[Problem requirements]
Reproduce every line of the listing as written, apart from the pictures.

[Supplied information]

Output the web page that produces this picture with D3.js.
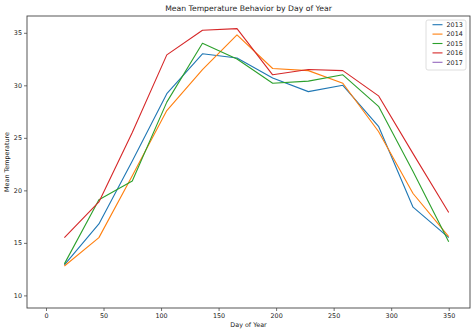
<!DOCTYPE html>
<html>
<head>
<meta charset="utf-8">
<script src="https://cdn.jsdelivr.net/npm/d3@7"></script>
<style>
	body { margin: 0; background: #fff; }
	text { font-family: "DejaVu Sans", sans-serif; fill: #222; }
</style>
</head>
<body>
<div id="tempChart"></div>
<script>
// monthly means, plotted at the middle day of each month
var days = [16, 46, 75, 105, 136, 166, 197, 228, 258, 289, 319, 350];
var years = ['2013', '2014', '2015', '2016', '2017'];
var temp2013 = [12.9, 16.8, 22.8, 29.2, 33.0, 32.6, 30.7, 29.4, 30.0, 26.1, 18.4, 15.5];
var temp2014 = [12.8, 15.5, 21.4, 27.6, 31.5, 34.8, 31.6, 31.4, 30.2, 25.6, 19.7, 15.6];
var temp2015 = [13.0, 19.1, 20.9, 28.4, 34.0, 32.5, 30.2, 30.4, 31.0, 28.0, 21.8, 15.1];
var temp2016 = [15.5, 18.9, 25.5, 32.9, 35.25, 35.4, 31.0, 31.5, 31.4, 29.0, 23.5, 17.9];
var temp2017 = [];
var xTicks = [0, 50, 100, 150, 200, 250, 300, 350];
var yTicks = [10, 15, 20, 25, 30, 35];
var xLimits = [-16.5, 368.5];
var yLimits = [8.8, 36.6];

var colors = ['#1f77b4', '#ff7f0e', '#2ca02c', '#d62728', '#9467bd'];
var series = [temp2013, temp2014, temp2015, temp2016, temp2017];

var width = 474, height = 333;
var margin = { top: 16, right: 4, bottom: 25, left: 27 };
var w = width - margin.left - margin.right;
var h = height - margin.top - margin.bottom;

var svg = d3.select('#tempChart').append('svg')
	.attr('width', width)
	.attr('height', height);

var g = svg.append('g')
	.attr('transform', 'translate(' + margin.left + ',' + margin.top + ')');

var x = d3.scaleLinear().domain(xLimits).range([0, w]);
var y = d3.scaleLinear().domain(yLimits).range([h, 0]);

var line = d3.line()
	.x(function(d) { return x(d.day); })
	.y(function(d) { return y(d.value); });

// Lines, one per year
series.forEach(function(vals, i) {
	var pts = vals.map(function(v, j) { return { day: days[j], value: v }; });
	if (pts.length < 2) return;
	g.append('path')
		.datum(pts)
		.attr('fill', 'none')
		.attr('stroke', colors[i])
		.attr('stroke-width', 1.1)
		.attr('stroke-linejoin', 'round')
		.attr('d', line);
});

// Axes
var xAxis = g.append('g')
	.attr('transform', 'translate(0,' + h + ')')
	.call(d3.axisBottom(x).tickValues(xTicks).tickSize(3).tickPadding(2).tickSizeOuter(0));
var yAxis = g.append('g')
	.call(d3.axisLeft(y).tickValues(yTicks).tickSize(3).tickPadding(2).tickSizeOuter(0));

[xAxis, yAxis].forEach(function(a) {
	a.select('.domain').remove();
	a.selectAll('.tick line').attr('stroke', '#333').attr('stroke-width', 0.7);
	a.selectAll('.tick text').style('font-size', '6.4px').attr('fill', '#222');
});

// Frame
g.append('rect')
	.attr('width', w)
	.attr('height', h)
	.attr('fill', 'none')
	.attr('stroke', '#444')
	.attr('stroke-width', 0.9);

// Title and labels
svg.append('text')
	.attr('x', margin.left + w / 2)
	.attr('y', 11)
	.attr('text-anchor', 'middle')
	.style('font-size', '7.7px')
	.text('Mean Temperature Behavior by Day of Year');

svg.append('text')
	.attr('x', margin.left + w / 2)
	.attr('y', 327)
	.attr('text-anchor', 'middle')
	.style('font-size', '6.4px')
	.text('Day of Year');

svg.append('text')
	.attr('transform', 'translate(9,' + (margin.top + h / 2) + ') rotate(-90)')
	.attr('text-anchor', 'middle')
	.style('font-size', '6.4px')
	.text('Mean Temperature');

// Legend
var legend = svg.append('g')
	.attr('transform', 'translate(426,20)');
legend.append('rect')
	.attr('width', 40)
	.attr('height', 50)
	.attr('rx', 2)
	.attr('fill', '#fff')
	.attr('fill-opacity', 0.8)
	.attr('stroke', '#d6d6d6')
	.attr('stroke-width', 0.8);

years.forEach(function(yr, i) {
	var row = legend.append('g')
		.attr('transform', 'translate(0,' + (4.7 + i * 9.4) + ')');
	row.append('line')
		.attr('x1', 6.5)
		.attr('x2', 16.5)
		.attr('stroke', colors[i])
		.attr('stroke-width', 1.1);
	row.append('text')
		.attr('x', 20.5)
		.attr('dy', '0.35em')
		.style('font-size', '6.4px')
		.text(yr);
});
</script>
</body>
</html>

[Worked solution]
Output the web page that produces this picture with D3.js.
<!DOCTYPE html>
<html>
<head>
<meta charset="utf-8">
<script src="https://cdn.jsdelivr.net/npm/d3@7"></script>
<style>
	body { margin: 0; background: #fff; }
	text { font-family: "DejaVu Sans", sans-serif; fill: #222; }
</style>
</head>
<body>
<div id="tempChart"></div>
<script>
// monthly means, plotted at the middle day of each month
var days = [16, 46, 75, 105, 136, 166, 197, 228, 258, 289, 319, 350];
var years = ['2013', '2014', '2015', '2016', '2017'];
var temp2013 = [12.9, 16.8, 22.8, 29.2, 33.0, 32.6, 30.7, 29.4, 30.0, 26.1, 18.4, 15.5];
var temp2014 = [12.8, 15.5, 21.4, 27.6, 31.5, 34.8, 31.6, 31.4, 30.2, 25.6, 19.7, 15.6];
var temp2015 = [13.0, 19.1, 20.9, 28.4, 34.0, 32.5, 30.2, 30.4, 31.0, 28.0, 21.8, 15.1];
var temp2016 = [15.5, 18.9, 25.5, 32.9, 35.25, 35.4, 31.0, 31.5, 31.4, 29.0, 23.5, 17.9];
var temp2017 = [];
var xTicks = [0, 50, 100, 150, 200, 250, 300, 350];
var yTicks = [10, 15, 20, 25, 30, 35];
var xLimits = [-16.5, 368.5];
var yLimits = [8.8, 36.6];

var colors = ['#1f77b4', '#ff7f0e', '#2ca02c', '#d62728', '#9467bd'];
var series = [temp2013, temp2014, temp2015, temp2016, temp2017];

var width = 474, height = 333;
var margin = { top: 16, right: 4, bottom: 25, left: 27 };
var w = width - margin.left - margin.right;
var h = height - margin.top - margin.bottom;

var svg = d3.select('#tempChart').append('svg')
	.attr('width', width)
	.attr('height', height);

var g = svg.append('g')
	.attr('transform', 'translate(' + margin.left + ',' + margin.top + ')');

var x = d3.scaleLinear().domain(xLimits).range([0, w]);
var y = d3.scaleLinear().domain(yLimits).range([h, 0]);

var line = d3.line()
	.x(function(d) { return x(d.day); })
	.y(function(d) { return y(d.value); });

// Lines, one per year
series.forEach(function(vals, i) {
	var pts = vals.map(function(v, j) { return { day: days[j], value: v }; });
	if (pts.length < 2) return;
	g.append('path')
		.datum(pts)
		.attr('fill', 'none')
		.attr('stroke', colors[i])
		.attr('stroke-width', 1.1)
		.attr('stroke-linejoin', 'round')
		.attr('d', line);
});

// Axes
var xAxis = g.append('g')
	.attr('transform', 'translate(0,' + h + ')')
	.call(d3.axisBottom(x).tickValues(xTicks).tickSize(3).tickPadding(2).tickSizeOuter(0));
var yAxis = g.append('g')
	.call(d3.axisLeft(y).tickValues(yTicks).tickSize(3).tickPadding(2).tickSizeOuter(0));

[xAxis, yAxis].forEach(function(a) {
	a.select('.domain').remove();
	a.selectAll('.tick line').attr('stroke', '#333').attr('stroke-width', 0.7);
	a.selectAll('.tick text').style('font-size', '6.4px').attr('fill', '#222');
});

// Frame
g.append('rect')
	.attr('width', w)
	.attr('height', h)
	.attr('fill', 'none')
	.attr('stroke', '#444')
	.attr('stroke-width', 0.9);

// Title and labels
svg.append('text')
	.attr('x', margin.left + w / 2)
	.attr('y', 11)
	.attr('text-anchor', 'middle')
	.style('font-size', '7.7px')
	.text('Mean Temperature Behavior by Day of Year');

svg.append('text')
	.attr('x', margin.left + w / 2)
	.attr('y', 327)
	.attr('text-anchor', 'middle')
	.style('font-size', '6.4px')
	.text('Day of Year');

svg.append('text')
	.attr('transform', 'translate(9,' + (margin.top + h / 2) + ') rotate(-90)')
	.attr('text-anchor', 'middle')
	.style('font-size', '6.4px')
	.text('Mean Temperature');

// Legend
var legend = svg.append('g')
	.attr('transform', 'translate(426,20)');
legend.append('rect')
	.attr('width', 40)
	.attr('height', 50)
	.attr('rx', 2)
	.attr('fill', '#fff')
	.attr('fill-opacity', 0.8)
	.attr('stroke', '#d6d6d6')
	.attr('stroke-width', 0.8);

years.forEach(function(yr, i) {
	var row = legend.append('g')
		.attr('transform', 'translate(0,' + (4.7 + i * 9.4) + ')');
	row.append('line')
		.attr('x1', 6.5)
		.attr('x2', 16.5)
		.attr('stroke', colors[i])
		.attr('stroke-width', 1.1);
	row.append('text')
		.attr('x', 20.5)
		.attr('dy', '0.35em')
		.style('font-size', '6.4px')
		.text(yr);
});
</script>
</body>
</html>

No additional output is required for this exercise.